Pushback inside the tent
Reports suggest Gianni Infantino is not showing much enthusiasm for the idea internally, with FIFA‘s president said to have reservations about enlarging the competition beyond its newly expanded 48-team format, making another increase appear increasingly unlikely.
Several influential confederations continue to express concerns over another expansion. UEFA remains firmly opposed, while the Asian Football Confederation is also said to have significant doubts, with concerns revolving around the already demanding international calendar, logistical challenges, and the complexity of organizing an even larger tournament.
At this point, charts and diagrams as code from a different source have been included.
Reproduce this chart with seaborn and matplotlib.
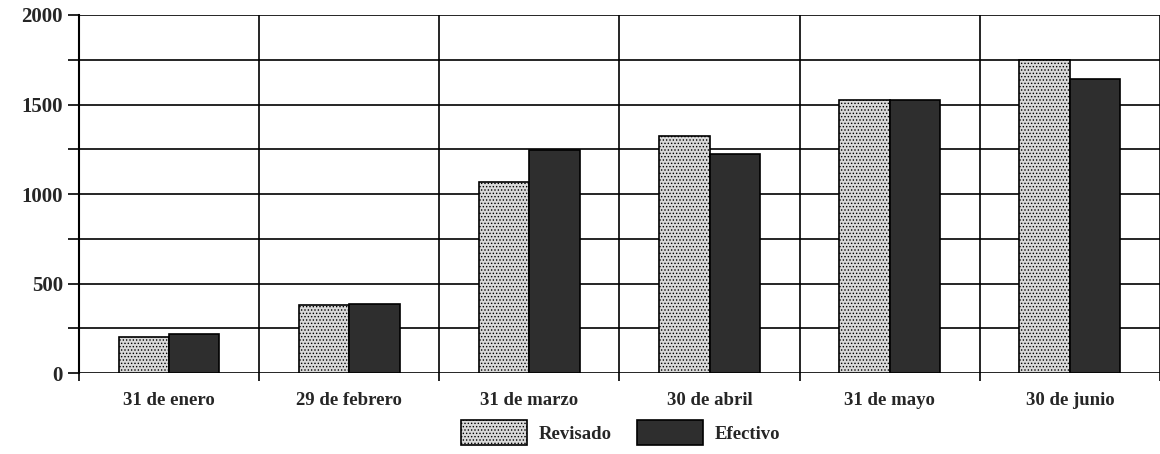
import pandas as pd
import seaborn as sns
import matplotlib.pyplot as plt
import numpy as np
from matplotlib.patches import Patch

fechas = ['31 de enero', '29 de febrero', '31 de marzo', '30 de abril', '31 de mayo', '30 de junio']
revisado = [200, 380, 1070, 1325, 1525, 1750]
efectivo = [220, 385, 1245, 1225, 1525, 1645]
series = ['Revisado', 'Efectivo']

df = pd.DataFrame({
    'fecha': fechas * 2,
    'serie': ['Revisado'] * len(fechas) + ['Efectivo'] * len(fechas),
    'valor': revisado + efectivo,
})

sns.set_style('white')
plt.rcParams['font.family'] = ['Liberation Serif', 'DejaVu Serif']
plt.rcParams['hatch.linewidth'] = 0.6

fig = plt.figure(figsize=(11.6, 4.54), dpi=100)
ax = fig.add_axes([0.068, 0.178, 0.932, 0.789])

colores = {'Revisado': '#d9d9d9', 'Efectivo': '#2e2e2e'}
sns.barplot(data=df, x='fecha', y='valor', hue='serie', palette=colores,
            width=0.56, gap=0, ax=ax, legend=False, saturation=1,
            edgecolor='black', linewidth=1.2)

# stipple texture on the light series
n = len(fechas)
for i, bar in enumerate(ax.patches):
    if i < n:
        bar.set_hatch('.....')

ax.set_xlim(-0.5, n - 0.5)
ax.set_ylim(0, 2000)
ax.set_yticks([0, 500, 1000, 1500, 2000])
ax.set_yticks(np.arange(0, 2001, 250), minor=True)
ax.set_xticks(np.arange(-0.5, n, 1.0), minor=True)
ax.grid(True, axis='y', which='both', color='black', linewidth=1.2)
ax.grid(True, axis='x', which='minor', color='black', linewidth=1.2)
ax.grid(False, axis='x', which='major')
ax.set_axisbelow(True)

for s in ['top', 'right', 'bottom']:
    ax.spines[s].set_visible(False)
ax.spines['left'].set_color('black')
ax.spines['left'].set_linewidth(1.5)

ax.tick_params(axis='y', which='both', left=True, length=8, width=1.2, color='black')
ax.tick_params(axis='x', which='minor', bottom=True, length=6, width=1.2, color='black')
ax.tick_params(axis='x', which='major', bottom=False, pad=10)
for lab in ax.get_yticklabels():
    lab.set_fontweight('bold')
    lab.set_fontsize(15)
for lab in ax.get_xticklabels():
    lab.set_fontweight('bold')
    lab.set_fontsize(13.5)
ax.set_xlabel('')
ax.set_ylabel('')

handles = [Patch(facecolor=colores['Revisado'], edgecolor='black', hatch='.....', linewidth=1.2),
           Patch(facecolor=colores['Efectivo'], edgecolor='black', linewidth=1.2)]
fig.legend(handles, series, loc='lower center', bbox_to_anchor=(0.535, -0.018),
           ncol=2, frameon=False, handlelength=3.5, handleheight=1.7,
           columnspacing=1.4, handletextpad=0.6,
           prop={'weight': 'bold', 'size': 13.5})

fig.savefig('out.png', dpi=100)
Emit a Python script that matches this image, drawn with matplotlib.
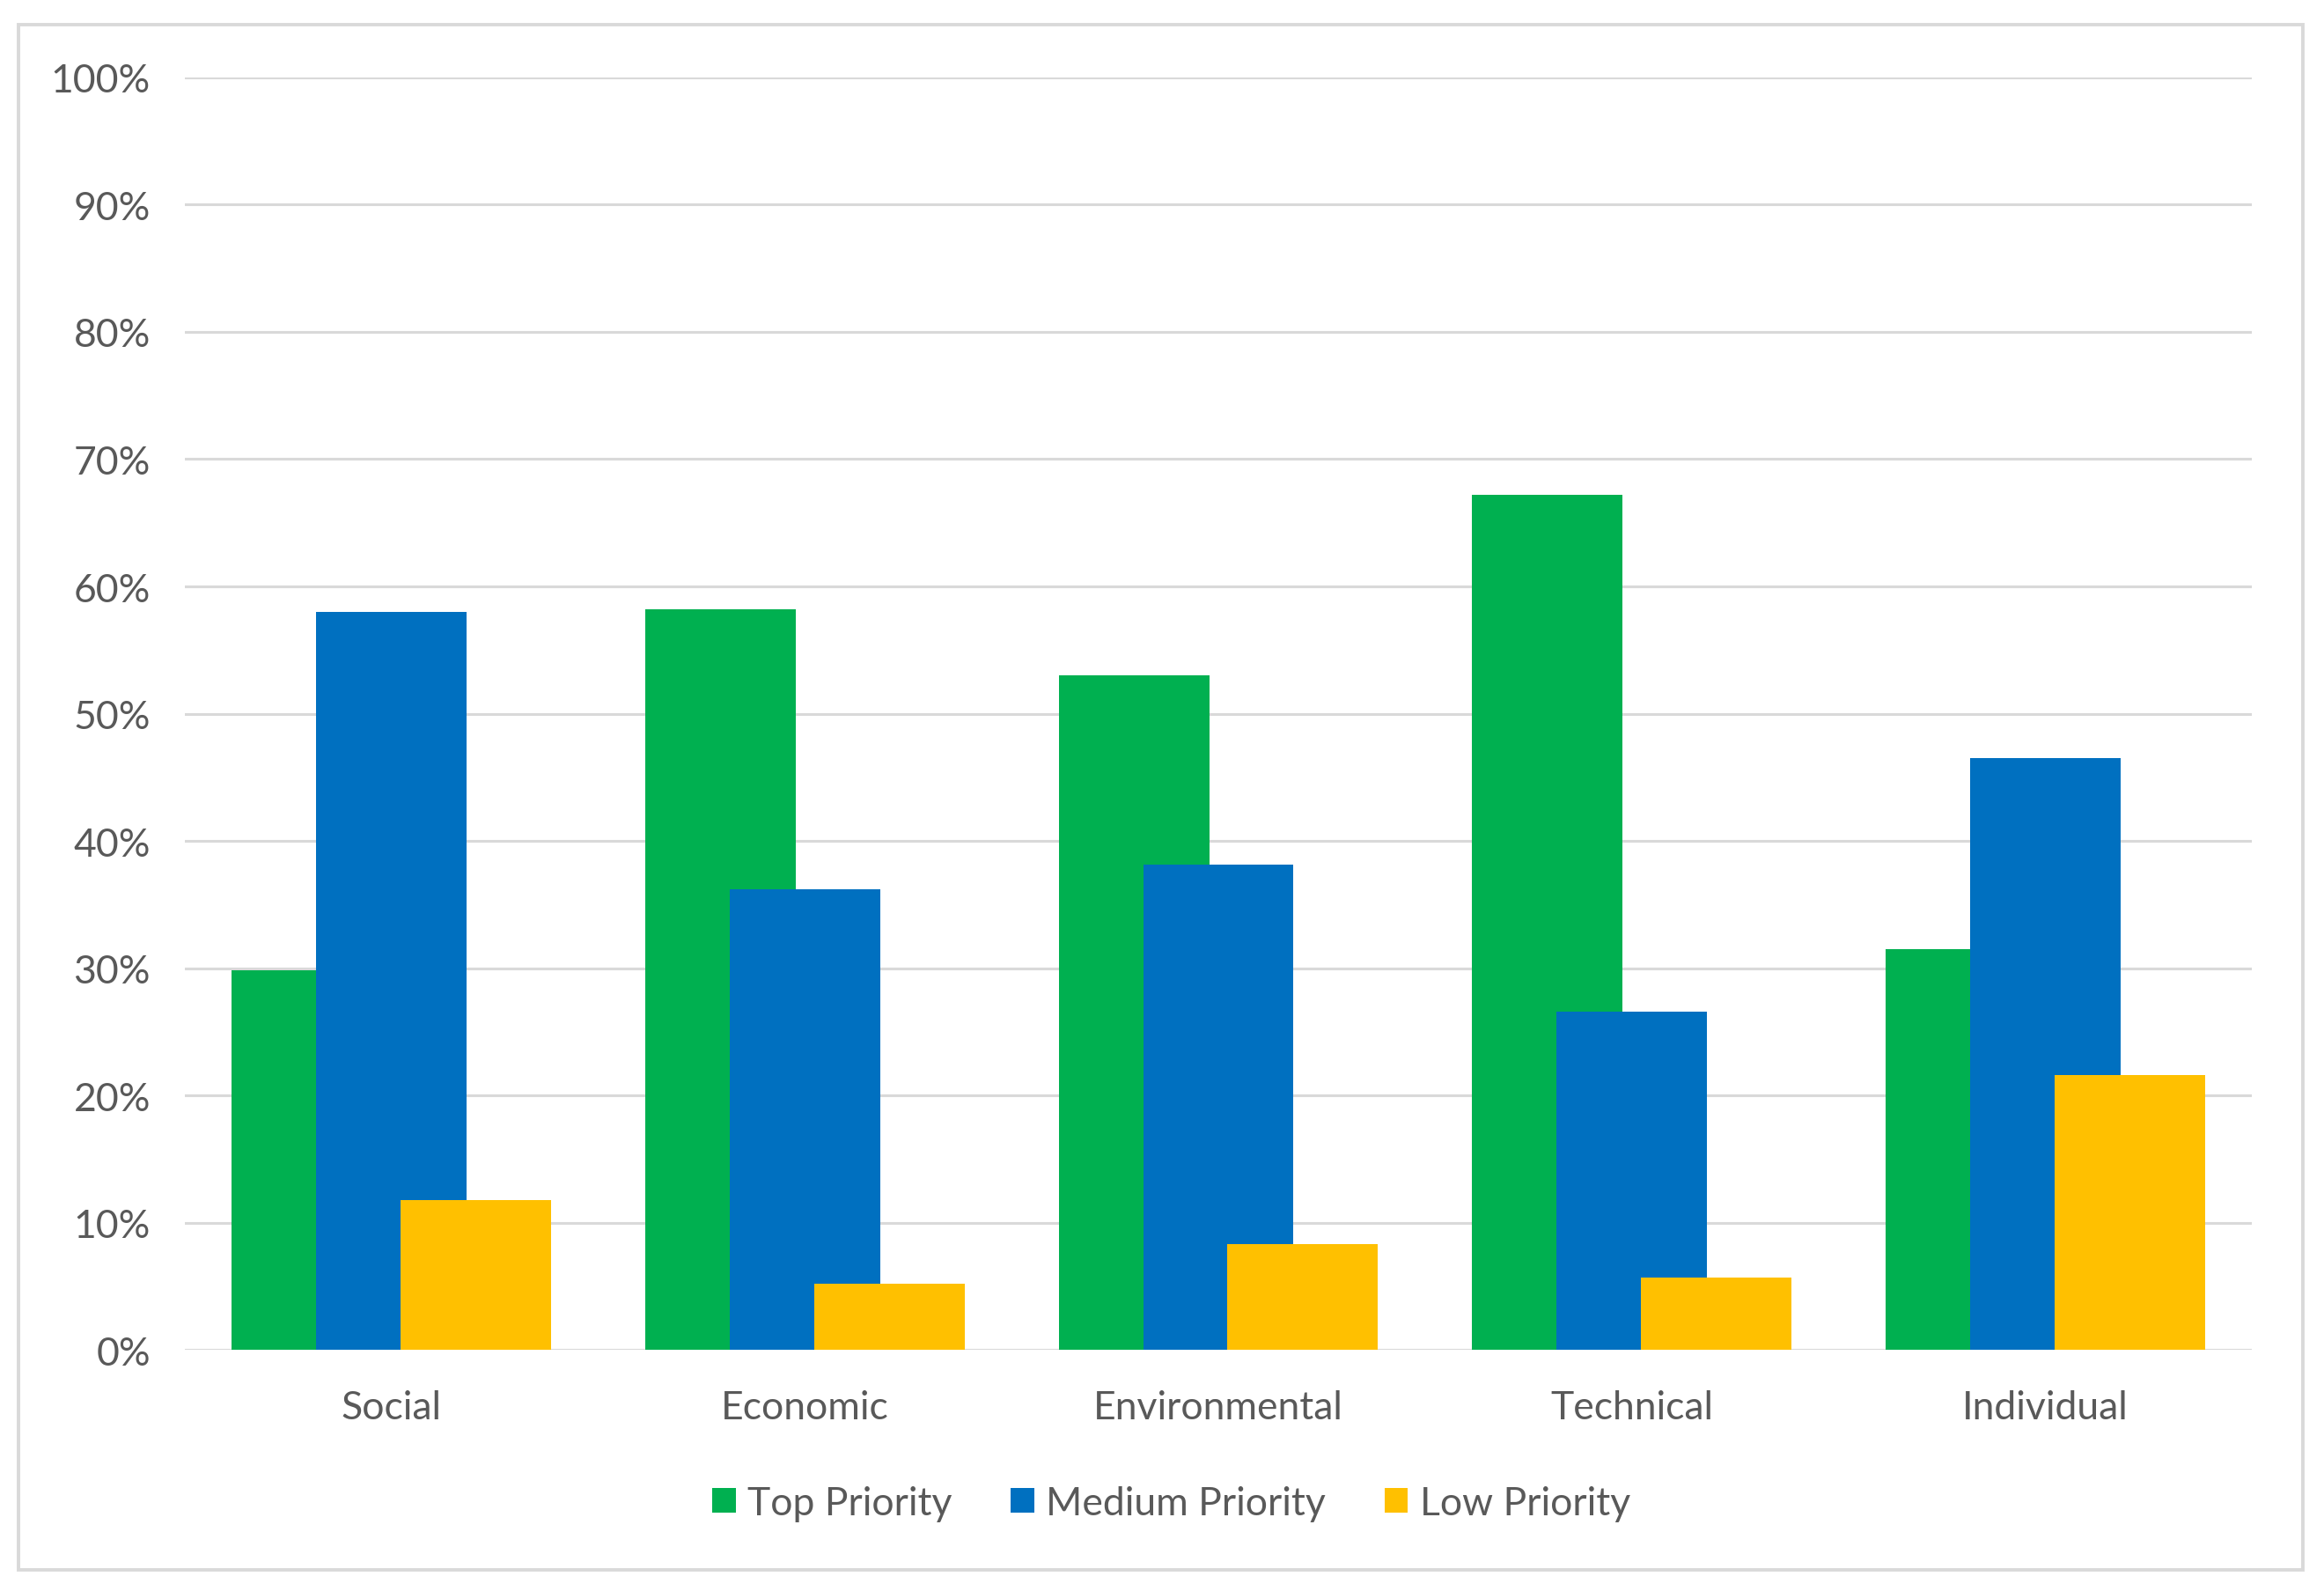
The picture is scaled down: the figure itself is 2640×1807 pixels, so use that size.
import matplotlib
matplotlib.use("Agg")
import matplotlib.pyplot as plt
import numpy as np
from matplotlib.patches import Rectangle

categories = ['Social', 'Economic', 'Environmental', 'Technical', 'Individual']
top_priority = [29.8, 58.2, 53.0, 67.2, 31.5]
medium_priority = [58.0, 36.2, 38.1, 26.6, 46.5]
low_priority = [11.8, 5.2, 8.3, 5.7, 21.6]
series_names = ['Top Priority', 'Medium Priority', 'Low Priority']
colors = ['#00B050', '#0070C0', '#FFC000']
text_color = '#595959'
grid_color = '#D9D9D9'

plt.rcParams['font.family'] = ['Lato', 'DejaVu Sans']

fig = plt.figure(figsize=(13.2, 9.04), dpi=200)
ax = fig.add_axes([0.0795, 0.1515, 0.8895, 0.7993])

x = np.arange(len(categories))
width = 0.364
step = 0.204
bars = []
for i, (vals, name, col) in enumerate(zip([top_priority, medium_priority, low_priority], series_names, colors)):
    # Excel-style overlapping bars: later series drawn on top
    b = ax.bar(x + (i - 1) * step, vals, width, color=col, label=name, zorder=2 + i)
    bars.append(b)

ax.set_xlim(-0.5, len(categories) - 0.5)
ax.set_ylim(0, 100)
ax.set_yticks(np.arange(0, 101, 10))
ax.set_yticklabels([f'{v}%' for v in range(0, 101, 10)])
ax.set_xticks(x)
ax.set_xticklabels(categories)
ax.yaxis.grid(True, color=grid_color, linewidth=1.1)
ax.set_axisbelow(True)
for s in ax.spines.values():
    s.set_visible(False)
ax.tick_params(axis='both', length=0, labelsize=16, colors=text_color)
ax.tick_params(axis='y', pad=14)
ax.tick_params(axis='x', pad=16)

fig.legend(handles=bars, labels=series_names, loc='center', bbox_to_anchor=(0.504, 0.0553),
           ncol=3, frameon=False, fontsize=16, labelcolor=text_color,
           handlelength=0.6, handleheight=0.6, handletextpad=0.3, columnspacing=1.5)

fig.patches.append(Rectangle((0.008, 0.013), 0.983, 0.971, transform=fig.transFigure,
                             fill=False, edgecolor=grid_color, linewidth=1.4))

fig.savefig('out.png', dpi=200, facecolor='white')
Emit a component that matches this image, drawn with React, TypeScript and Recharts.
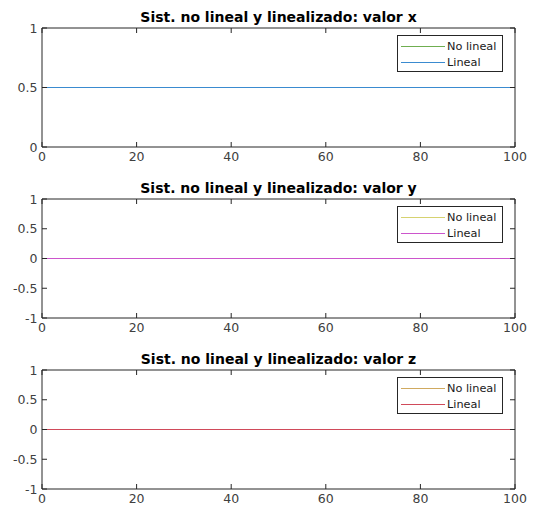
import React from 'react';
import { LineChart, Line, XAxis, YAxis } from 'recharts';

// Simulation time (s)
const time = [0, 25, 50, 75, 100];

// State x
const xNoLineal = [0.5, 0.5, 0.5, 0.5, 0.5];
const xLineal = [0.5, 0.5, 0.5, 0.5, 0.5];
// State y
const yNoLineal = [0, 0, 0, 0, 0];
const yLineal = [0, 0, 0, 0, 0];
// State z
const zNoLineal = [0, 0, 0, 0, 0];
const zLineal = [0, 0, 0, 0, 0];

const xTicks = [0, 20, 40, 60, 80, 100];
const yTicksX = [0, 0.5, 1];
const yTicksYZ = [-1, -0.5, 0, 0.5, 1];

const legendLabels = ['No lineal', 'Lineal'];

const AXIS = '#262626';
const LABEL = '#404040';
const FONT = '"DejaVu Sans", sans-serif';

const CHART_W = 533;
const CHART_H = 165;
const PLOT_LEFT = 42;
const PLOT_TOP = 28;
const PLOT_RIGHT_GAP = 18;
const X_AXIS_H = 18;
const TICK = 5;
const TICK_FONT = 12.5;

const BottomTick = (props: any) => {
  const { x, y, payload } = props;
  return (
    <g>
      <line x1={x} y1={y} x2={x} y2={y - TICK} stroke={AXIS} strokeWidth={1} />
      <text x={x} y={y + 13.5} textAnchor="middle" fill={LABEL} fontSize={TICK_FONT} fontFamily={FONT}>
        {payload.value}
      </text>
    </g>
  );
};

const TopTick = (props: any) => {
  const { x, y } = props;
  return <line x1={x} y1={y} x2={x} y2={y + TICK} stroke={AXIS} strokeWidth={1} />;
};

const LeftTick = (props: any) => {
  const { x, y, payload } = props;
  return (
    <g>
      <line x1={x} y1={y} x2={x + TICK} y2={y} stroke={AXIS} strokeWidth={1} />
      <text x={x - 4.5} y={y + 4.5} textAnchor="end" fill={LABEL} fontSize={TICK_FONT} fontFamily={FONT}>
        {payload.value}
      </text>
    </g>
  );
};

const RightTick = (props: any) => {
  const { x, y } = props;
  return <line x1={x} y1={y} x2={x - TICK} y2={y} stroke={AXIS} strokeWidth={1} />;
};

type PanelProps = {
  top: number;
  title: string;
  noLineal: number[];
  lineal: number[];
  colorNoLineal: string;
  colorLineal: string;
  yDomain: [number, number];
  yTicks: number[];
};

function Panel({ top, title, noLineal, lineal, colorNoLineal, colorLineal, yDomain, yTicks }: PanelProps) {
  const data = time.map((t, i) => ({ t, noLineal: noLineal[i], lineal: lineal[i] }));
  const colors = [colorNoLineal, colorLineal];
  return (
    <div style={{ position: 'absolute', left: 0, top, width: CHART_W, height: CHART_H }}>
      <div
        style={{
          position: 'absolute',
          left: PLOT_LEFT,
          top: 9,
          width: CHART_W - PLOT_LEFT - PLOT_RIGHT_GAP,
          textAlign: 'center',
          fontFamily: FONT,
          fontWeight: 'bold',
          fontSize: 14,
          lineHeight: '16px',
          color: '#000',
          whiteSpace: 'nowrap',
        }}
      >
        {title}
      </div>
      <LineChart
        width={CHART_W}
        height={CHART_H}
        data={data}
        margin={{ top: PLOT_TOP - 1, right: PLOT_RIGHT_GAP - 1, bottom: 0, left: 0 }}
      >
        <XAxis
          dataKey="t"
          type="number"
          domain={[0, 100]}
          ticks={xTicks}
          interval={0}
          height={X_AXIS_H}
          tickSize={0}
          tickMargin={0}
          tick={BottomTick}
          axisLine={{ stroke: AXIS }}
          tickLine={false}
          allowDataOverflow
        />
        <XAxis
          xAxisId="top"
          orientation="top"
          dataKey="t"
          type="number"
          domain={[0, 100]}
          ticks={xTicks}
          interval={0}
          height={1}
          tickSize={0}
          tickMargin={0}
          tick={TopTick}
          axisLine={{ stroke: AXIS }}
          tickLine={false}
          allowDataOverflow
        />
        <YAxis
          type="number"
          domain={yDomain}
          ticks={yTicks}
          interval={0}
          width={PLOT_LEFT}
          tickSize={0}
          tickMargin={0}
          tick={LeftTick}
          axisLine={{ stroke: AXIS }}
          tickLine={false}
          allowDataOverflow
        />
        <YAxis
          yAxisId="right"
          orientation="right"
          type="number"
          domain={yDomain}
          ticks={yTicks}
          interval={0}
          width={1}
          tickSize={0}
          tickMargin={0}
          tick={RightTick}
          axisLine={{ stroke: AXIS }}
          tickLine={false}
          allowDataOverflow
        />
        <Line
          dataKey="noLineal"
          stroke={colorNoLineal}
          strokeWidth={1.2}
          dot={false}
          isAnimationActive={false}
        />
        <Line
          dataKey="lineal"
          stroke={colorLineal}
          strokeWidth={1.2}
          dot={false}
          isAnimationActive={false}
        />
      </LineChart>
      <div
        style={{
          position: 'absolute',
          left: 397,
          top: PLOT_TOP + 7,
          width: 106,
          height: 37,
          boxSizing: 'border-box',
          border: `1px solid ${AXIS}`,
          background: '#fff',
          paddingTop: 3,
        }}
      >
        {legendLabels.map((label, i) => (
          <div key={label} style={{ display: 'flex', alignItems: 'center', height: 15.5 }}>
            <div style={{ width: 44, height: 1, background: colors[i], marginLeft: 3, marginRight: 2 }} />
            <span style={{ fontFamily: FONT, fontSize: 11.3, color: '#1a1a1a', lineHeight: '15px', whiteSpace: 'nowrap' }}>
              {label}
            </span>
          </div>
        ))}
      </div>
    </div>
  );
}

export default function App() {
  return (
    <div
      style={{
        position: 'absolute',
        left: 0,
        top: 0,
        width: CHART_W,
        height: 507,
        background: '#fff',
        overflow: 'hidden',
      }}
    >
      <Panel
        top={0}
        title="Sist. no lineal y linealizado: valor x"
        noLineal={xNoLineal}
        lineal={xLineal}
        colorNoLineal="#6fae50"
        colorLineal="#3a8bd0"
        yDomain={[0, 1]}
        yTicks={yTicksX}
      />
      <Panel
        top={171}
        title="Sist. no lineal y linealizado: valor y"
        noLineal={yNoLineal}
        lineal={yLineal}
        colorNoLineal="#d6d270"
        colorLineal="#cc55cc"
        yDomain={[-1, 1]}
        yTicks={yTicksYZ}
      />
      <Panel
        top={342}
        title="Sist. no lineal y linealizado: valor z"
        noLineal={zNoLineal}
        lineal={zLineal}
        colorNoLineal="#d0aa60"
        colorLineal="#d04a5a"
        yDomain={[-1, 1]}
        yTicks={yTicksYZ}
      />
    </div>
  );
}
Options market and stocks to watch
A bigger World Cup pulls in a familiar set of names tied to media, sponsorship and consumer spend. Watch for:
- DIS — Disney’s ESPN and broadcast assets stand to benefit from any expansion of global rights inventory.
- FOX — Fox holds U.S. English-language World Cup rights and would see a larger event reshape its sports slate.
- NKE and ADDYY — Nike and Adidas are the dominant kit and boot suppliers, with more federations meaning more sponsorship lanes.
- KO and MCD — Long-standing FIFA partners that scale spend with tournament size.
- DKNG — A 64-team field meaningfully expands the betting handle window for sportsbooks.
Nothing is signed. The key word is “could.” This is not a confirmed bid, not a hosting award, and not a finalized FIFA format change. It is an early signal of interest around a tournament cycle still more than a decade away.